Common mistakes and troubleshooting
Even a reliable calculator can produce misleading results if the input data is flawed. Most issues are easy to fix once you know what to look for.
- Unequal list lengths. Each x must have one corresponding y.
- Accidental text or symbols in the data. Remove currency symbols or commas in thousands.
- All x values identical. A line cannot be calculated if x does not vary.
- Mixed units. A slope derived from mixed units is meaningless.
- Too few points. With only two points, the line fits perfectly but the trend may not be reliable.
Advanced tips for higher quality fits
If you want to go beyond a basic fit, consider adding domain specific refinements. You can scale your variables so the numbers are easier to interpret, or fit a line to a filtered dataset to focus on a particular time window. In some fields, weighted regression is used to give more importance to higher quality observations, such as more recent measurements or data with lower measurement error.
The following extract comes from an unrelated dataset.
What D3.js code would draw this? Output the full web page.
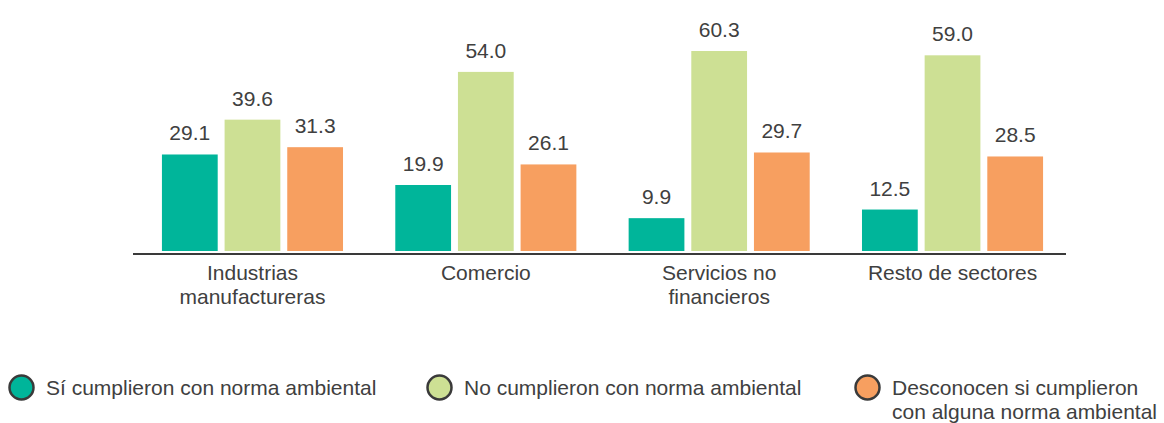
<!DOCTYPE html>
<html>
<head>
<meta charset="utf-8">
<script src="https://cdn.jsdelivr.net/npm/d3@7"></script>
<style>
  html, body { margin: 0; padding: 0; background: #fff; }
  svg { display: block; font-family: "Liberation Sans", Arial, sans-serif; }
</style>
</head>
<body>
<svg id="chart" width="1164" height="423"></svg>
<script>
// Sectors (two-line labels split on "|")
const categories = ["Industrias|manufactureras", "Comercio", "Servicios no|financieros", "Resto de sectores"];
const seriesNames = [
  "Sí cumplieron con norma ambiental",
  "No cumplieron con norma ambiental",
  "Desconocen si cumplieron|con alguna norma ambiental"
];
const cumplieron = [29.1, 19.9, 9.9, 12.5];
const noCumplieron = [39.6, 54.0, 60.3, 59.0];
const desconocen = [31.3, 26.1, 29.7, 28.5];
const colors = ["#00B59A", "#CDE094", "#F79F60"];

const series = [cumplieron, noCumplieron, desconocen];

const svg = d3.select("#chart");
const textColor = "#404040";
const fontSize = 21;

const x0 = d3.scaleBand().domain(d3.range(categories.length)).range([133, 1072]).paddingInner(0.224).paddingOuter(0.124);
const x1 = d3.scaleBand().domain(d3.range(series.length)).range([0, x0.bandwidth()]).paddingInner(0.11);
const y = d3.scaleLinear().domain([0, 60.3]).range([251, 51]);

// Bars and value labels
const groups = svg.selectAll("g.group").data(categories).join("g")
  .attr("class", "group")
  .attr("transform", (d, i) => `translate(${x0(i)},0)`);

groups.each(function(c, ci) {
  const g = d3.select(this);
  series.forEach((vals, si) => {
    const v = vals[ci];
    g.append("rect")
      .attr("x", x1(si))
      .attr("y", y(v))
      .attr("width", x1.bandwidth())
      .attr("height", y(0) - y(v))
      .attr("fill", colors[si]);
    g.append("text")
      .attr("x", x1(si) + x1.bandwidth() / 2)
      .attr("y", y(v) - 14)
      .attr("text-anchor", "middle")
      .attr("font-size", fontSize)
      .attr("fill", textColor)
      .text(d3.format(".1f")(v));
  });
});

// Baseline
svg.append("line")
  .attr("x1", 133).attr("x2", 1066)
  .attr("y1", 254).attr("y2", 254)
  .attr("stroke", "#3a3a3a").attr("stroke-width", 2);

// Category labels
categories.forEach((c, i) => {
  const cx = x0(i) + x0.bandwidth() / 2;
  const t = svg.append("text")
    .attr("x", cx)
    .attr("y", 280)
    .attr("text-anchor", "middle")
    .attr("font-size", fontSize)
    .attr("fill", textColor);
  c.split("|").forEach((line, li) => {
    t.append("tspan").attr("x", cx).attr("dy", li === 0 ? 0 : 24).text(line);
  });
});

// Legend
const legendX = [21.5, 439.5, 867.5];
seriesNames.forEach((name, i) => {
  svg.append("circle")
    .attr("cx", legendX[i]).attr("cy", 387.5).attr("r", 12)
    .attr("fill", colors[i]).attr("stroke", "#3a3a3a").attr("stroke-width", 2.5);
  const t = svg.append("text")
    .attr("x", legendX[i] + 24.5).attr("y", 395)
    .attr("font-size", fontSize).attr("fill", textColor);
  name.split("|").forEach((line, li) => {
    t.append("tspan").attr("x", legendX[i] + 24.5).attr("dy", li === 0 ? 0 : 24).text(line);
  });
});
</script>
</body>
</html>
Another advanced step is to compare your linear fit to a polynomial or logarithmic model and evaluate which has a better R squared and more meaningful coefficients. The best line fit calculator gives you a baseline, and the baseline is essential for disciplined comparison.
Conclusion
A best line fit calculator turns raw points into a meaningful summary of trend, strength, and direction. By understanding the slope, intercept, correlation, and R squared, you can communicate complex data with clarity and confidence. Use the calculator to explore datasets, test ideas, and build intuition, then expand into deeper modeling when the data demands it. The combination of reliable math and thoughtful interpretation is what makes a simple line such a powerful tool.